━━━ Collected data

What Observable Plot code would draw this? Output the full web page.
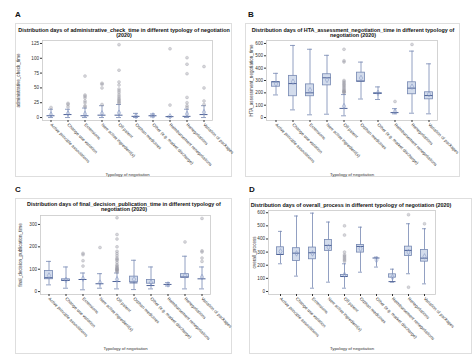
<!DOCTYPE html>
<html><head><meta charset="utf-8">
<script src="https://cdn.jsdelivr.net/npm/d3@7"></script>
<script src="https://cdn.jsdelivr.net/npm/@observablehq/plot@0.6"></script>
<style>
body{margin:0;background:#fff;font-family:"Liberation Sans",Arial,sans-serif;}
#page{position:relative;width:474px;height:360px;overflow:hidden;background:#fff;}
.letter{position:absolute;font-weight:bold;font-size:8px;line-height:8px;color:#111;}
.frame{position:absolute;border:1px solid #dedede;box-sizing:border-box;}
.title{position:absolute;font-weight:bold;font-size:5.4px;line-height:5.4px;text-align:center;white-space:nowrap;color:#111;width:300px;}
</style></head><body><div id="page"></div>
<script>
const categories = ["Active principle associations","Change use variation","Extensions","New active ingredient(s)","Off patent","Orphan medicines","Other (e.g. market discharge)","Reimbursement renegotiations","Renegotiations","Variation of packages"];
const xTitle = "Typology of negotiation";

// A: administrative_check_time
const adminQ1   = [1, 2, 1, 1, 1, 0.5, 2, 1, 0.5, 1];
const adminMed  = [3, 5, 3, 4, 4, 2, 3, 1.5, 2, 5];
const adminQ3   = [7, 10, 8, 9, 10, 4, 5, 2, 6, 11];
const adminLo   = [0, 0, 0, 0, 0, 0, 1, 1, 0, 0];
const adminHi   = [14, 14, 16, 20, 22, 7, 6, 2, 14, 20];
const adminMean = [5, 7, 6, 7, 8, 2.5, 3.5, 2, 6, 9];
const adminOut  = [[17],[18,22,24],[18,20,25,28,33,36,38,70],[22,50,56,58],[24,26,28,30,32,35,38,42,45,48,55,60,80,123],[],[],[21,116],[17,20,25,34,74,90,101],[22,28,50,86]];
const adminTicks = [0,25,50,75,100,125];

// B: HTA_assessment_negotiation_time
const htaQ1   = [213, 136, 136, 224, 49, 254, 155, 30, 152, 111];
const htaMed  = [290, 275, 200, 322, 74, 295, 197, 40, 238, 178];
const htaQ3   = [322, 374, 305, 387, 104, 400, 233, 70, 322, 241];
const htaLo   = [183, 62, 22, 27, 14, 150, 146, 30, 35, 30];
const htaHi   = [358, 584, 553, 504, 186, 449, 248, 72, 538, 435];
const htaMean = [273, 290, 222, 305, 92, 320, 200, 50, 250, 190];
const htaOut  = [[],[],[],[],[200,205,210,215,220,230,240,250,260,270,280,290,300,450,460,553],[],[],[130],[592],[]];
const htaTicks = [0,100,200,300,400,500,600];

// C: final_decision_publication_time
const finQ1   = [35, 27, 39, 24, 30, 22, 15, 27, 42, 42];
const finMed  = [62, 50, 54, 35, 45, 39, 27, 32, 65, 57];
const finQ3   = [112, 75, 69, 45, 57, 87, 72, 39, 98, 77];
const finLo   = [30, 15, 8, 15, 12, 9, 12, 25, 12, 12];
const finHi   = [135, 110, 83, 80, 83, 140, 110, 40, 158, 110];
const finMean = [72, 52, 58, 40, 55, 55, 40, 32, 72, 65];
const finOut  = [[],[],[114,138,165,171],[197],[88,92,95,98,100,103,106,110,115,120,130,140,145,150,160,170,180,200,235,255,330],[],[],[],[222],[135,150,177,182,327]];
const finTicks = [0,100,200,300];

// D: overall_process
const allQ1   = [244, 198, 211, 275, 76, 262, 211, 71, 236, 193];
const allMed  = [282, 292, 295, 351, 114, 343, 255, 75, 313, 254];
const allQ3   = [371, 364, 369, 427, 160, 389, 262, 165, 376, 351];
const allLo   = [211, 117, 25, 71, 25, 147, 186, 71, 135, 58];
const allHi   = [458, 575, 597, 529, 211, 490, 262, 170, 516, 478];
const allMean = [305, 290, 290, 338, 127, 325, 240, 109, 300, 267];
const allOut  = [[],[],[],[],[230,240,250,260,270,280,300,430,500],[],[],[],[33,585],[516]];
const allTicks = [0,100,200,300,400,500,600];

const BOX_FILL = "#d3dcec", STROKE = "#7688b2", MED = "#4d6196", MEAN = "#8799c6";

const panels = [
  {letter:"A", lpos:[15,11], frame:[15,23,217,154], plot:[42,40,212,120], title:["Distribution days of administrative_check_time in different typology of negotiation","(2020)"], tcx:124, ty:27.5,
   ylabel:"administrative_check_time", dom:[-5,130], ticks:adminTicks, ylo:25.5, q1:adminQ1, med:adminMed, q3:adminQ3, lo:adminLo, hi:adminHi, mean:adminMean, out:adminOut},
  {letter:"B", lpos:[248,11], frame:[245,23,215,154], plot:[266,40,437,120], title:["Distribution days of HTA_assessment_negotiation_time in different typology of","negotiation (2020)"], tcx:353, ty:27.5,
   ylabel:"HTA_assessment_negotiation_time", dom:[-24,624], ticks:htaTicks, ylo:17, q1:htaQ1, med:htaMed, q3:htaQ3, lo:htaLo, hi:htaHi, mean:htaMean, out:htaOut},
  {letter:"C", lpos:[15,186], frame:[15,198,217,156], plot:[40,215,210,294], title:["Distribution days of final_decision_publication_time in different typology of","negotiation (2020)"], tcx:124, ty:201.5,
   ylabel:"final_decision_publication_time", dom:[-13,340], ticks:finTicks, ylo:21.3, q1:finQ1, med:finMed, q3:finQ3, lo:finLo, hi:finHi, mean:finMean, out:finOut},
  {letter:"D", lpos:[249,186], frame:[249,198,223,156], plot:[268,210,435,294], title:["Distribution days of overall_process in different typology of negotiation (2020)"], tcx:351, ty:202.5,
   ylabel:"overall_process", dom:[-23,617], ticks:allTicks, ylo:16, q1:allQ1, med:allMed, q3:allQ3, lo:allLo, hi:allHi, mean:allMean, out:allOut}
];

const page = document.getElementById("page");
for (const p of panels) {
  const L = document.createElement("div");
  L.className = "letter"; L.textContent = p.letter;
  L.style.left = p.lpos[0] + "px"; L.style.top = p.lpos[1] + "px";
  page.appendChild(L);
  const F = document.createElement("div");
  F.className = "frame";
  F.style.left = p.frame[0] + "px"; F.style.top = p.frame[1] + "px";
  F.style.width = p.frame[2] + "px"; F.style.height = p.frame[3] + "px";
  page.appendChild(F);

  const stats = categories.map((c, i) => ({cat: c, q1: p.q1[i], med: p.med[i], q3: p.q3[i], lo: p.lo[i], hi: p.hi[i], mean: p.mean[i]}));
  const outs = categories.flatMap((c, i) => p.out[i].map(v => ({cat: c, v})));
  const [fx, fy, W, H] = p.frame;
  const svg = Plot.plot({
    width: W, height: H,
    marginLeft: p.plot[0] - fx, marginTop: p.plot[1] - fy,
    marginRight: fx + W - p.plot[2], marginBottom: fy + H - p.plot[3],
    style: {fontFamily: "'Liberation Sans', Arial, sans-serif", background: "transparent", color: "#333", overflow: "visible"},
    x: {type: "band", domain: categories, padding: 0},
    y: {domain: p.dom},
    marks: [
      Plot.frame({stroke: "#c9c9c9", strokeWidth: 0.8}),
      Plot.axisY({ticks: p.ticks, tickSize: 2, tickPadding: 1.5, fontSize: 4.5, label: p.ylabel, labelAnchor: "center", labelArrow: "none", labelOffset: p.ylo, fontSize: 4.6}),
      Plot.axisX({tickRotate: 45, tickSize: 2, tickPadding: 1.5, fontSize: 4.3, label: xTitle, labelAnchor: "center", labelArrow: "none", labelOffset: 55}),
      Plot.ruleX(stats, {x: "cat", y1: "lo", y2: "hi", stroke: STROKE, strokeWidth: 0.8}),
      Plot.tickY(stats, {x: "cat", y: "lo", inset: 6, stroke: STROKE, strokeWidth: 0.8}),
      Plot.tickY(stats, {x: "cat", y: "hi", inset: 6, stroke: STROKE, strokeWidth: 0.8}),
      Plot.barY(stats, {x: "cat", y1: "q1", y2: "q3", inset: 4.5, fill: BOX_FILL, stroke: STROKE, strokeWidth: 0.8}),
      Plot.tickY(stats, {x: "cat", y: "med", inset: 4.5, stroke: MED, strokeWidth: 1}),
      Plot.dot(stats, {x: "cat", y: "mean", symbol: "diamond", r: 1.7, stroke: MEAN, strokeWidth: 0.6}),
      Plot.dot(outs, {x: "cat", y: "v", r: 1.5, fill: "#a4a4ac", fillOpacity: 0.45, stroke: "#8a8a94", strokeOpacity: 0.6, strokeWidth: 0.4})
    ]
  });
  svg.style.position = "absolute";
  svg.style.left = fx + "px"; svg.style.top = fy + "px";
  page.appendChild(svg);

  const T = document.createElement("div");
  T.className = "title";
  T.innerHTML = p.title.join("<br>");
  T.style.left = (p.tcx - 150) + "px"; T.style.top = p.ty + "px";
  page.appendChild(T);
}
</script>
</body></html>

━━━━━━

§ **Task details**: Emit the lines of the material exactly, from its first line to the line containing "const adminTicks = [0,25,50,75,100,125];", inclusive; leave every picture out.

§ **Expected answer**:
What Observable Plot code would draw this? Output the full web page.
<!DOCTYPE html>
<html><head><meta charset="utf-8">
<script src="https://cdn.jsdelivr.net/npm/d3@7"></script>
<script src="https://cdn.jsdelivr.net/npm/@observablehq/plot@0.6"></script>
<style>
body{margin:0;background:#fff;font-family:"Liberation Sans",Arial,sans-serif;}
#page{position:relative;width:474px;height:360px;overflow:hidden;background:#fff;}
.letter{position:absolute;font-weight:bold;font-size:8px;line-height:8px;color:#111;}
.frame{position:absolute;border:1px solid #dedede;box-sizing:border-box;}
.title{position:absolute;font-weight:bold;font-size:5.4px;line-height:5.4px;text-align:center;white-space:nowrap;color:#111;width:300px;}
</style></head><body><div id="page"></div>
<script>
const categories = ["Active principle associations","Change use variation","Extensions","New active ingredient(s)","Off patent","Orphan medicines","Other (e.g. market discharge)","Reimbursement renegotiations","Renegotiations","Variation of packages"];
const xTitle = "Typology of negotiation";

// A: administrative_check_time
const adminQ1   = [1, 2, 1, 1, 1, 0.5, 2, 1, 0.5, 1];
const adminMed  = [3, 5, 3, 4, 4, 2, 3, 1.5, 2, 5];
const adminQ3   = [7, 10, 8, 9, 10, 4, 5, 2, 6, 11];
const adminLo   = [0, 0, 0, 0, 0, 0, 1, 1, 0, 0];
const adminHi   = [14, 14, 16, 20, 22, 7, 6, 2, 14, 20];
const adminMean = [5, 7, 6, 7, 8, 2.5, 3.5, 2, 6, 9];
const adminOut  = [[17],[18,22,24],[18,20,25,28,33,36,38,70],[22,50,56,58],[24,26,28,30,32,35,38,42,45,48,55,60,80,123],[],[],[21,116],[17,20,25,34,74,90,101],[22,28,50,86]];
const adminTicks = [0,25,50,75,100,125];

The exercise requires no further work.